EXERCISE OBJECTIVE:
Below are the records; pull every line that includes "using".

[Code that draws figures]
┏━━
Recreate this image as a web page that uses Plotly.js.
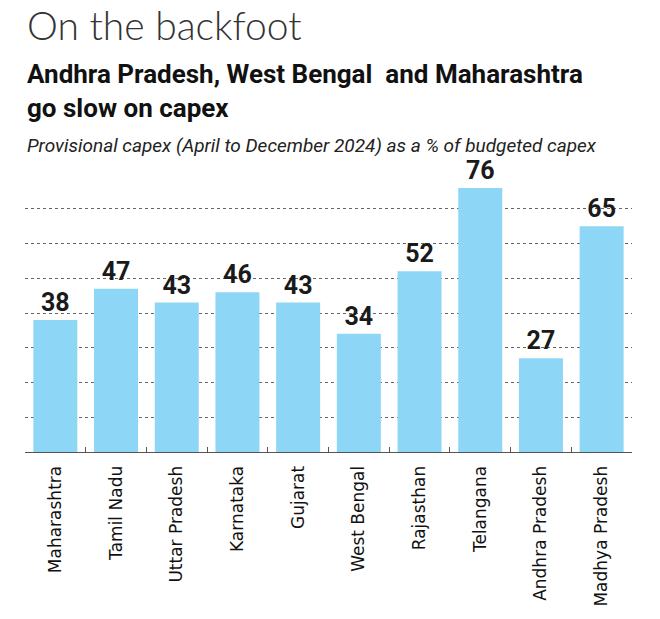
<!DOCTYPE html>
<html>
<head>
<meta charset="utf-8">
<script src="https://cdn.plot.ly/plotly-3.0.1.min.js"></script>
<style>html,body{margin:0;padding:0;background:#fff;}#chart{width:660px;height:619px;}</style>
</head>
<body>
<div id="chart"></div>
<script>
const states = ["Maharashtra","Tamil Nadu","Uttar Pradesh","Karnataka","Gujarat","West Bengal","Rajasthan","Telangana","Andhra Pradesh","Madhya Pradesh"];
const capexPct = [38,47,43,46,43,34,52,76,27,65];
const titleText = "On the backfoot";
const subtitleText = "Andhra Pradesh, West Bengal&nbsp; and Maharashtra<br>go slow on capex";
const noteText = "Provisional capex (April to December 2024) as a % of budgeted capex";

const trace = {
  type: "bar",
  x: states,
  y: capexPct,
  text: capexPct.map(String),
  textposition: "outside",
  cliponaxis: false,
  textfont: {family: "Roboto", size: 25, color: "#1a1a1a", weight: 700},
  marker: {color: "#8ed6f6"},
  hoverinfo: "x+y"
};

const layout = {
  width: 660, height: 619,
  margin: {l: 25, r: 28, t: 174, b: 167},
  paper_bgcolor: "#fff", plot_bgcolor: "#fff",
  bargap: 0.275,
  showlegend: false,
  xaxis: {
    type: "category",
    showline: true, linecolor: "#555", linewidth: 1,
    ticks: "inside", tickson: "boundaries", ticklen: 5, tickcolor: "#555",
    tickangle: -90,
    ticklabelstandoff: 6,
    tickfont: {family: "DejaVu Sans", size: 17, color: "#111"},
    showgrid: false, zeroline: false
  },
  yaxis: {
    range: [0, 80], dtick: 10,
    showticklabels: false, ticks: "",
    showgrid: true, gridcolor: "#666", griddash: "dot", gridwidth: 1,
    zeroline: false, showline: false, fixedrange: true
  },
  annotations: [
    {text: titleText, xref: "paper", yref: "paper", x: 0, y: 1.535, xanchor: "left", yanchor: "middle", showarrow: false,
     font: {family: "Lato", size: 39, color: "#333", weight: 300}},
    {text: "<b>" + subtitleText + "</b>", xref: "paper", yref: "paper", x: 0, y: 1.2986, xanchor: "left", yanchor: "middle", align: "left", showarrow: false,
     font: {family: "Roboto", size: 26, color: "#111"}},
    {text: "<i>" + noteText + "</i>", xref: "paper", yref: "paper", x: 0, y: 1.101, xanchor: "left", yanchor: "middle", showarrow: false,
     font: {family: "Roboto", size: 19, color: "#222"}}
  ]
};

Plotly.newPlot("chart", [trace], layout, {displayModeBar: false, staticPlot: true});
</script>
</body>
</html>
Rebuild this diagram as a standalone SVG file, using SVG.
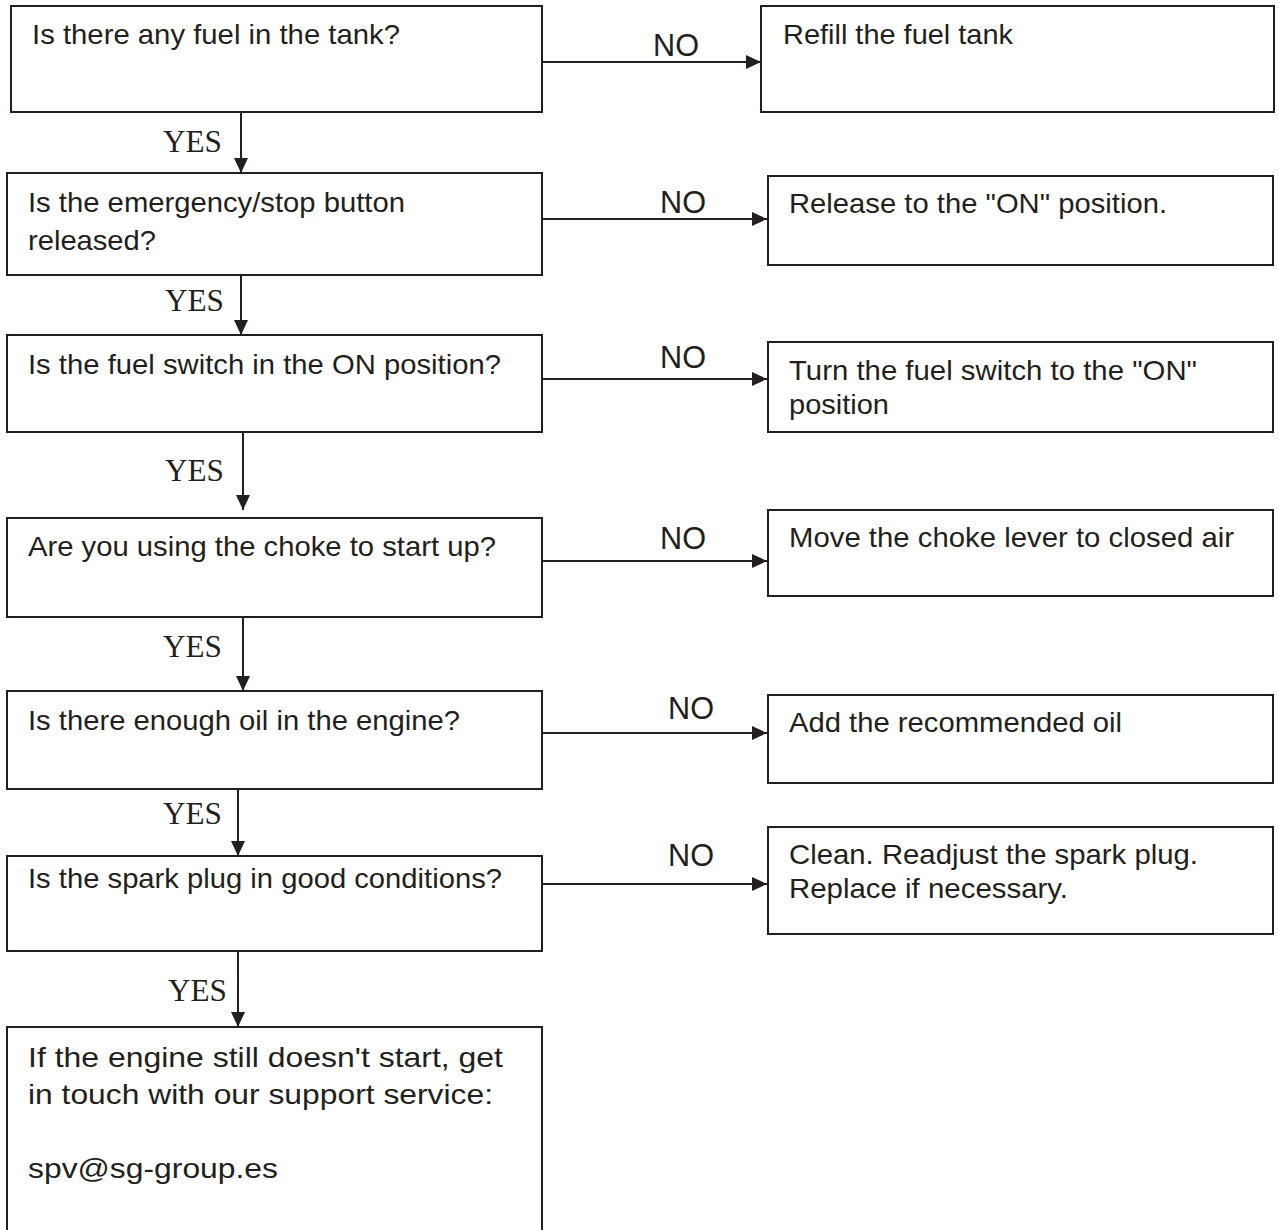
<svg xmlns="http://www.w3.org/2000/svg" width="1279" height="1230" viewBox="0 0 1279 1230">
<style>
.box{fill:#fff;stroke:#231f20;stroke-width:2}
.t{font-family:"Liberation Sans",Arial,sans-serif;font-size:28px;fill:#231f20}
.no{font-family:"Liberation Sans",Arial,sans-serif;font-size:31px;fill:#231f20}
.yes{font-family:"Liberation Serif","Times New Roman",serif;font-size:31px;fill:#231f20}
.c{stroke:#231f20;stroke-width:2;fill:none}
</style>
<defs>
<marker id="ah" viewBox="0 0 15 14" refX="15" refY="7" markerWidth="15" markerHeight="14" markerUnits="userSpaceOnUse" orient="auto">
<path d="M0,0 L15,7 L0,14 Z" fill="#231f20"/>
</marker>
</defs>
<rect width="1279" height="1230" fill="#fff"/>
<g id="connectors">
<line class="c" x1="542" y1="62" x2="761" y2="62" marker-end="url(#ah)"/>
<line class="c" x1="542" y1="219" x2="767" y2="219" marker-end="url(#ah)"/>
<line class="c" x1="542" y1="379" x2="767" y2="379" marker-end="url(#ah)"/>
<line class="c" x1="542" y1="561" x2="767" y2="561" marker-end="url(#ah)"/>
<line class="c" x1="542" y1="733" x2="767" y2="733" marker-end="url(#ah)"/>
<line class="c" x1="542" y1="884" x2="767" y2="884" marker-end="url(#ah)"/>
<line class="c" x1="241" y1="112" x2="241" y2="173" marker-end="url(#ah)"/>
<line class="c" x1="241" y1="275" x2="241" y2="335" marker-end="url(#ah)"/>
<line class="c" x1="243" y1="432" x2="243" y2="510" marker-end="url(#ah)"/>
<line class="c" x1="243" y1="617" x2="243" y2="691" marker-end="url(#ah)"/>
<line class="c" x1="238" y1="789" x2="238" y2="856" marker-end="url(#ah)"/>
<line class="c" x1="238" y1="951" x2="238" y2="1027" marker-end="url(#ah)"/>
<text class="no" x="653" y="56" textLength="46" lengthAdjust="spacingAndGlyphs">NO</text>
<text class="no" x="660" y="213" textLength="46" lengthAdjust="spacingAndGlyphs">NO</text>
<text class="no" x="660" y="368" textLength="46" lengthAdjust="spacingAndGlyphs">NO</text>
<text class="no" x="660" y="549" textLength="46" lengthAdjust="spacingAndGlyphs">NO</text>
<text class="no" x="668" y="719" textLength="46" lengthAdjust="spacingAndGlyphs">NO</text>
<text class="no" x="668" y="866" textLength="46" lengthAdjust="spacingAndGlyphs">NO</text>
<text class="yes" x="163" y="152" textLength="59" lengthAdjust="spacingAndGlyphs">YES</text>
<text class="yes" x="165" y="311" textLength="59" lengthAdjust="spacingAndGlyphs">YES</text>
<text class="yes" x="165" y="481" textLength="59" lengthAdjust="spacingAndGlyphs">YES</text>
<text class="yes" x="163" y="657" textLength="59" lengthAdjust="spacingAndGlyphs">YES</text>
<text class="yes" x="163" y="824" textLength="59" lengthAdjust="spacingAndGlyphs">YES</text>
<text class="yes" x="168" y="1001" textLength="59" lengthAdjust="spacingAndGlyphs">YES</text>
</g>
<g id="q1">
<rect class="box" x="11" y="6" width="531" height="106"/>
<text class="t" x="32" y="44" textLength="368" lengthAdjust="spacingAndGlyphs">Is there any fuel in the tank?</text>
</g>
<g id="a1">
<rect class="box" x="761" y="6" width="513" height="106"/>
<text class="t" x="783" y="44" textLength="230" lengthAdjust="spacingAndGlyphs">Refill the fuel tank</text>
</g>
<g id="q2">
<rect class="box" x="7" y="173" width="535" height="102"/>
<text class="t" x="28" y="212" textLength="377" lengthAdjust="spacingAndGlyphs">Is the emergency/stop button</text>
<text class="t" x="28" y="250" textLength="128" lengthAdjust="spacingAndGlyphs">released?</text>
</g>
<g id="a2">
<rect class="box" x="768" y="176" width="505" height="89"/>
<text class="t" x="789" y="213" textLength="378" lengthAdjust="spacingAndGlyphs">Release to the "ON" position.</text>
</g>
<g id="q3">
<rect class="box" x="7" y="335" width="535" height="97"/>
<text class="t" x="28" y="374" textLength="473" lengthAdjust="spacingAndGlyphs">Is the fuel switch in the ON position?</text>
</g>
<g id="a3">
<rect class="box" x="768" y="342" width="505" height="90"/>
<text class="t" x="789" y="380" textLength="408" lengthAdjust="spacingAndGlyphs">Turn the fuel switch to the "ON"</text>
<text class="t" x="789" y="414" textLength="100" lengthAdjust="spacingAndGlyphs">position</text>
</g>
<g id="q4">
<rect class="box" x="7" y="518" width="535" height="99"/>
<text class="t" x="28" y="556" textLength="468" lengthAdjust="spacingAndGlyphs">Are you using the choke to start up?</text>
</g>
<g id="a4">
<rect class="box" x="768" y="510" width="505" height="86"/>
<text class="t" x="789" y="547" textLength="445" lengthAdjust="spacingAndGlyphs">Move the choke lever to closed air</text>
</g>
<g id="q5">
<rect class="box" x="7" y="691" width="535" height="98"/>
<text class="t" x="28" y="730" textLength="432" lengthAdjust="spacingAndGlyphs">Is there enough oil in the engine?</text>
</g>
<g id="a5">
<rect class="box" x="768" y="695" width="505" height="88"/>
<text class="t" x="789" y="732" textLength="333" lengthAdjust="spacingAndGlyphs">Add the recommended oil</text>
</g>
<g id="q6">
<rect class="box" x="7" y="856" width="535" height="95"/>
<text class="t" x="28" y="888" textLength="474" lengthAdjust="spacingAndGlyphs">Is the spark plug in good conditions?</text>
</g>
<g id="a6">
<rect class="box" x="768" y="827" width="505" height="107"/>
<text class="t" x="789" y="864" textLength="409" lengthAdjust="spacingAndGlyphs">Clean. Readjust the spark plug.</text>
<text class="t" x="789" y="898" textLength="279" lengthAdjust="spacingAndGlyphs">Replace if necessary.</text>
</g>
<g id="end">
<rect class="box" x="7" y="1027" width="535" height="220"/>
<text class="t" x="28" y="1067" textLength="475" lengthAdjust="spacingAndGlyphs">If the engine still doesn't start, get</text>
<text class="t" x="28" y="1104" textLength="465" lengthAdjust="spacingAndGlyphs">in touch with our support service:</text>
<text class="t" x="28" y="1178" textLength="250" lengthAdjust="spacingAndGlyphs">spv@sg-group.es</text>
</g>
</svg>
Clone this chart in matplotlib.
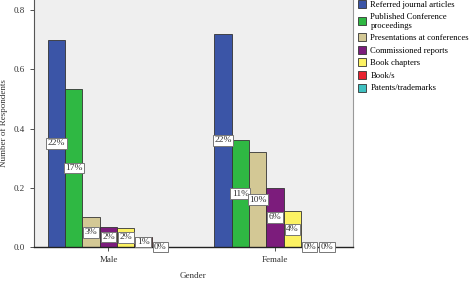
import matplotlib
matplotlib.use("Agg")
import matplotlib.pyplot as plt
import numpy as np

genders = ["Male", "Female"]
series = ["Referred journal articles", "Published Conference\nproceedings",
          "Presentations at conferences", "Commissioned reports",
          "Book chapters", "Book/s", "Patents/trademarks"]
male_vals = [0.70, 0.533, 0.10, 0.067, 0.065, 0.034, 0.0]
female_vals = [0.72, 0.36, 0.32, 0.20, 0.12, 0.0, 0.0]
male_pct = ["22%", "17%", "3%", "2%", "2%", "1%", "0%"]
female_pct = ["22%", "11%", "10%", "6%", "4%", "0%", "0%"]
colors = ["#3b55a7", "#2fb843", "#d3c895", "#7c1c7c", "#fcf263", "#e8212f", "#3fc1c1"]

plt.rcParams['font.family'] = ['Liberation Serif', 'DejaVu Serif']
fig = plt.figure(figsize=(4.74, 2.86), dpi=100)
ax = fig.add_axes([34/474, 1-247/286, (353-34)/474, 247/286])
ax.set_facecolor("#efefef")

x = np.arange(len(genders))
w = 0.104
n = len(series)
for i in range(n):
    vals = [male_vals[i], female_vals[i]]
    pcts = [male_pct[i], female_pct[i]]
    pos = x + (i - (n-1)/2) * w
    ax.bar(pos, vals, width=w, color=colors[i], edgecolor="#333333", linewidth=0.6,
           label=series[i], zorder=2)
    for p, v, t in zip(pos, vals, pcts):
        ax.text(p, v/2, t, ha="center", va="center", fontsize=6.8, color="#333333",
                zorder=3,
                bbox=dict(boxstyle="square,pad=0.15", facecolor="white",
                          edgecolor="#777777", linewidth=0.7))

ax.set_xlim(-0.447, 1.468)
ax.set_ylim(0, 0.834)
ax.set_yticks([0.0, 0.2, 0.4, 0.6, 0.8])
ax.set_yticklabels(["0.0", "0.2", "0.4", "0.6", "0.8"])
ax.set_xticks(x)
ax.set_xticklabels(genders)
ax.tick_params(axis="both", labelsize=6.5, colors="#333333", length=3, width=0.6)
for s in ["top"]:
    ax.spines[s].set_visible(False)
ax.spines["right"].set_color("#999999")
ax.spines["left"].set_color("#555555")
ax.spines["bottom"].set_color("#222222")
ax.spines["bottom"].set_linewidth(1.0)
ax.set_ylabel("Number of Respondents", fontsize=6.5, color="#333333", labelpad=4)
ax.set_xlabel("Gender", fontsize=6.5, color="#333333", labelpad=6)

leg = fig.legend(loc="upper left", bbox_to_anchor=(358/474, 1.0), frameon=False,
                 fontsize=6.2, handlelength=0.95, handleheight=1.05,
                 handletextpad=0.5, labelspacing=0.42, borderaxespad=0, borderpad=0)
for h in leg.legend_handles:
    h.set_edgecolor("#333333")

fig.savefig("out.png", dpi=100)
┗━━
FULL OUTPUT:
Rebuild this diagram as a standalone SVG file, using SVG.
<text class="t" x="28" y="556" textLength="468" lengthAdjust="spacingAndGlyphs">Are you using the choke to start up?</text>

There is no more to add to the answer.